Zoltán Kodály, dying at the age of 84 on March 6 after surviving the political upheavals that two wars brought upon Hungary, was regarded with affection and honour as a national figure not only in his native land but all over the world. As a composer he was a nationalist, though belonging to the present century rather than the last when nationalism first became a fructifying force in music, and he took the same path towards national style as his predecessors and his contemporaries, Bartók, Vaughan Williams and Janácek, namely the study of his native folksong. He himself described how he came to fear Vienna as a kind of octopus and he nourished his independence on Palestrina, Bach and Debussy, whose influence was crucial at the turn of the century. From England he took a hint of the value of choral singing. He was a fairly frequent visitor here, attending the Three Choirs Festival more than once, lecturing and receiving an honorary doctorate at Oxford in 1960. In return we were in a position from our own experience to appreciate what he did to vitalize music in Hungary, which was not unlike what Stanford did for English music: ie compose original music, teach at all levels, entering the schools through scholarly and authentic national song-books and educating the talented at the Budapest Conservatory – he joined the staff in 1907 and became its director in 1945 – undertake a serious study of folksong and even for a time practise as a critic.

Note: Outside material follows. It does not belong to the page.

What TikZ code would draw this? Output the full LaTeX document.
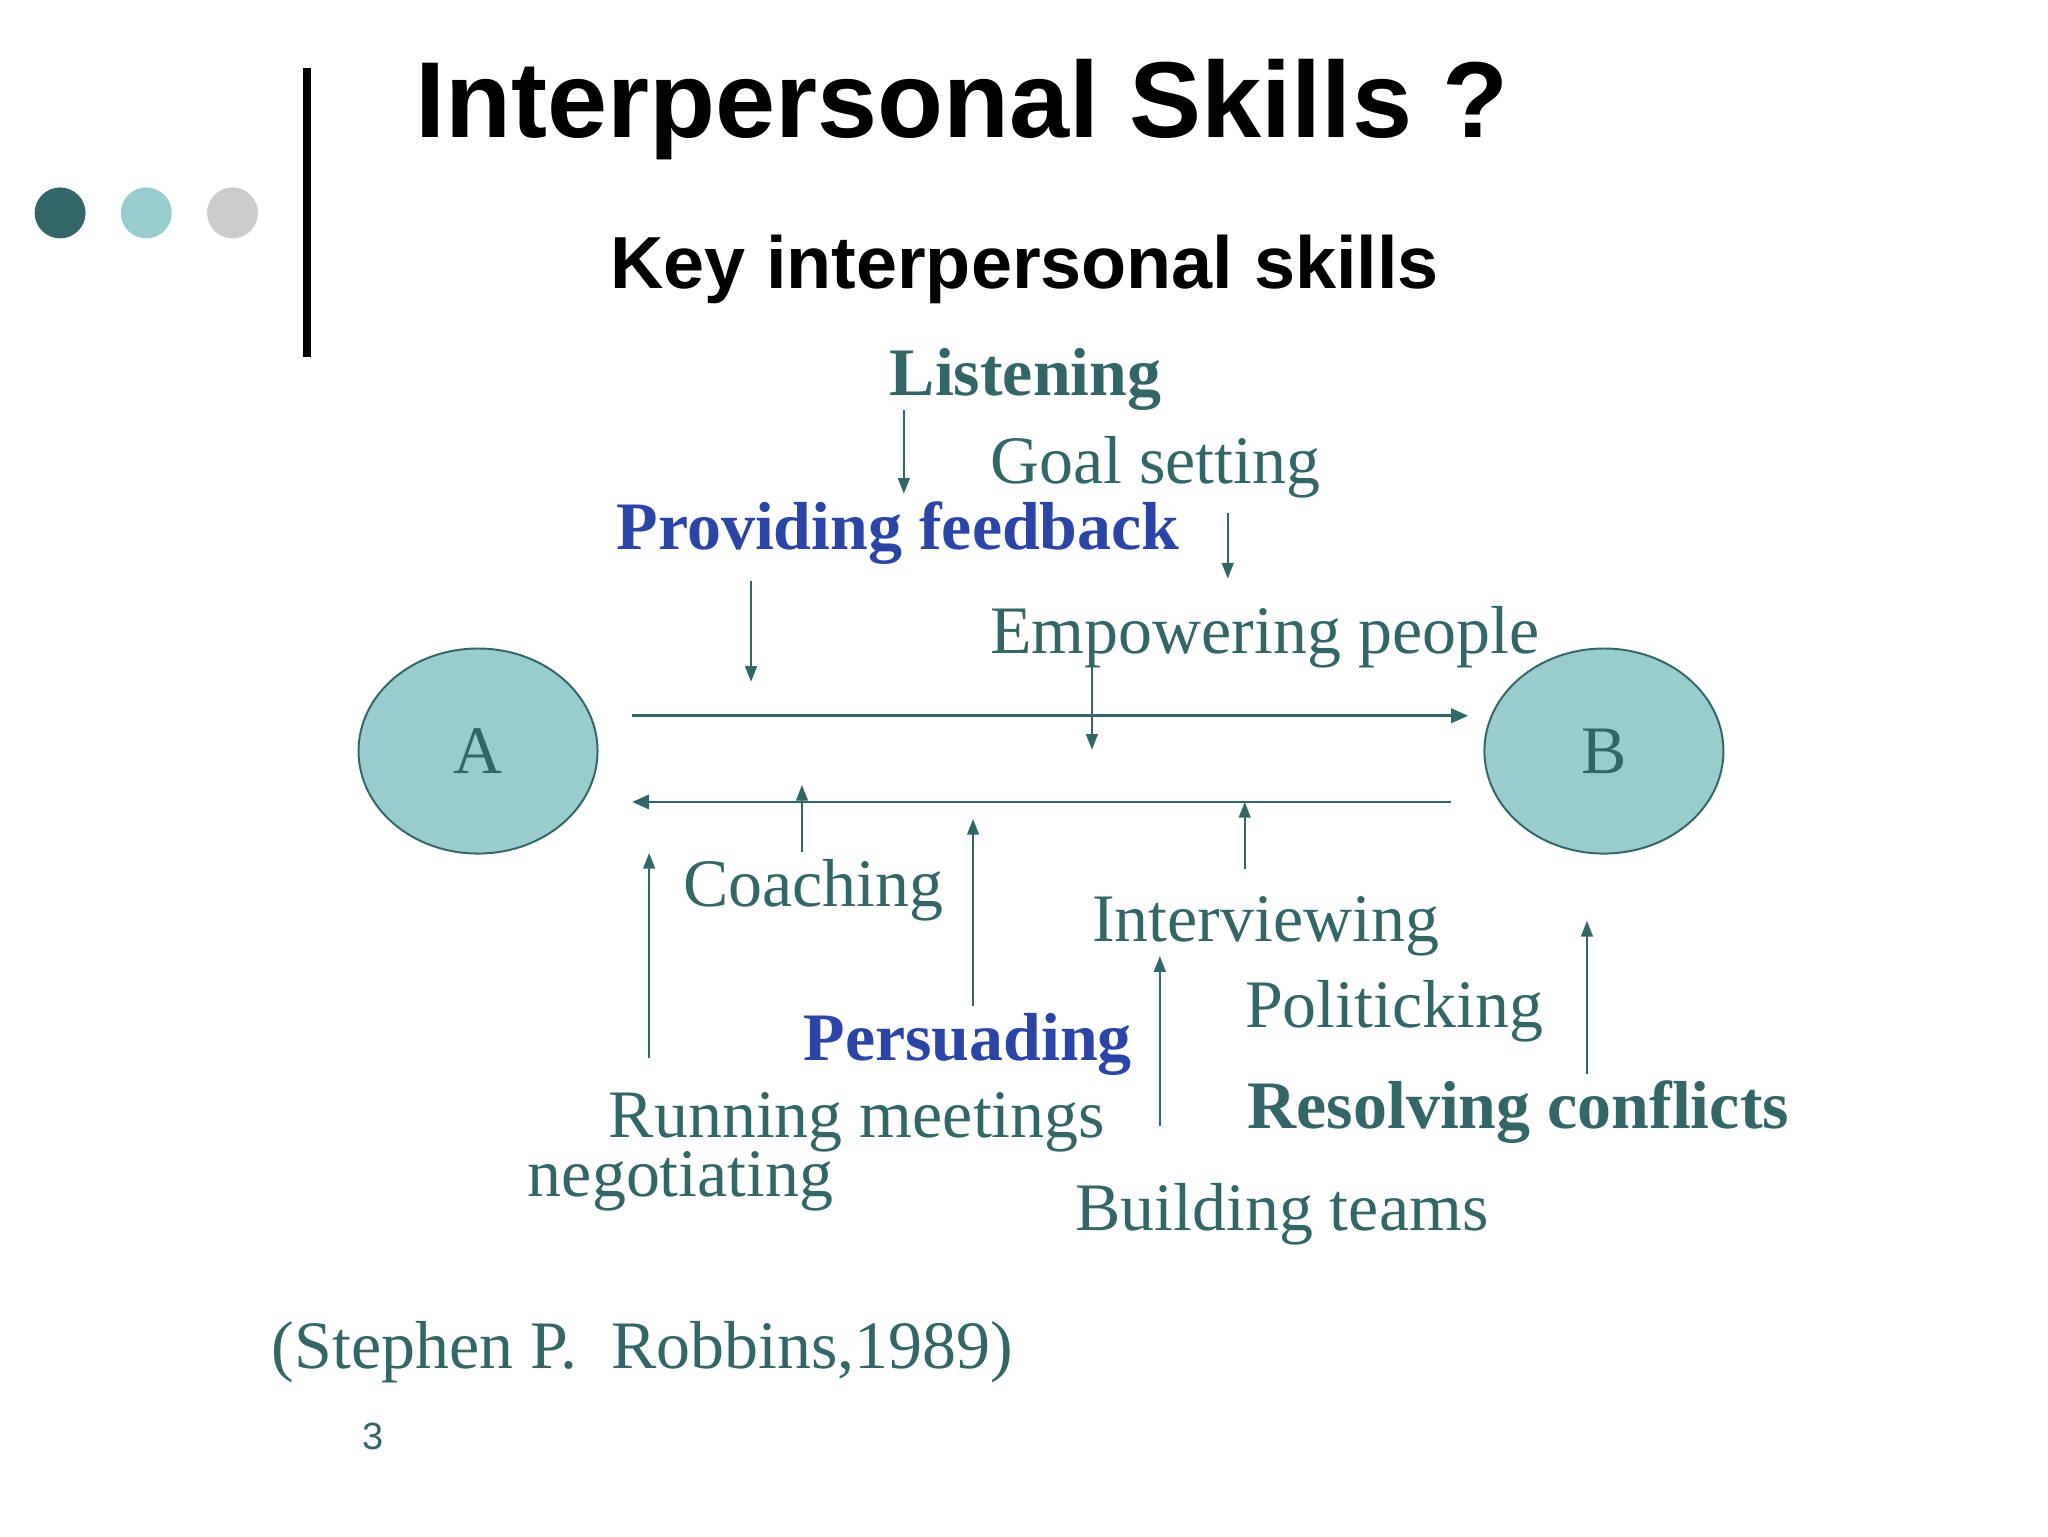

He was born on 16 Dec 1882, the son of a railway official, a fact which unsettled the son’s schooling – one of the places where they lived for a time was Galanta, which gave its name to one of Kodály’s orchestral suites of dances. At the father’s next move to Nagyszombat the son sang in the cathedral choir, began to compose for the school orchestra and took up the cello. In 1900 he went up to the University of Sciences in Budapest but after two years changed to the Academy of Music. He combined both branched of study to take a DPhil in 1906 with a thesis on ‘Strophic Construction of Hungarian Folksong’. In that year he and Bartók came together in the study of folksong. For both it was a study to be pursued for its own sake; for both it was a formative influence upon their respective styles. By 1910 he had established himself as a composer for the piano and of chamber music. After the war he became known all over Europe, partly as a result of his regular appearances at the festivals of the International Society for Contemporary Music. Thus at the Zurich Festival of 1926 Psalmus Hungaricus (1923) was launched on Europe and America; it firmly established his reputation in Britain. Other of his choral music to find favour with choral societies here were the Budavari Te Deum (1936) and the Missa Brevis (1950), as well as small pieces like Jesus and the traders.

Meantime at home he had written the opera Háry János, from which the well-known suite was extracted – it was first staged here last year at St Pancras. He followed it with another, The Spinning Room, in 1932. His only symphony was a late work produced in 1960, but there was a Concerto for Orchestra, another suite of dances and the Peacock Variations. His serious concern for musical education in Hungary developed in the thirties and to it he devoted the fruits of his folksong researches. He published four volumes of Bicinia Hungarica, collections of both folksongs and original songs for children, which because of their fidelity to the stresses of the Hungarian language have, like the numerous choral pieces he wrote during the second war, travelled less widely than his instrumental works, such as the sonata for solo cello and the larger works already mentioned.

He succeeded Vaughan Williams as President of the International Folk Music Council, and in 1960 his authoritative book on Hungarian folksong was made available in English. His international standing was respected by the Nazis, though his house was destroyed, in the war, but strains though severe did not compel him to follow Bartók into exile, so that when peace came he was able to resume his work and indeed to become a symbol of his country before the world.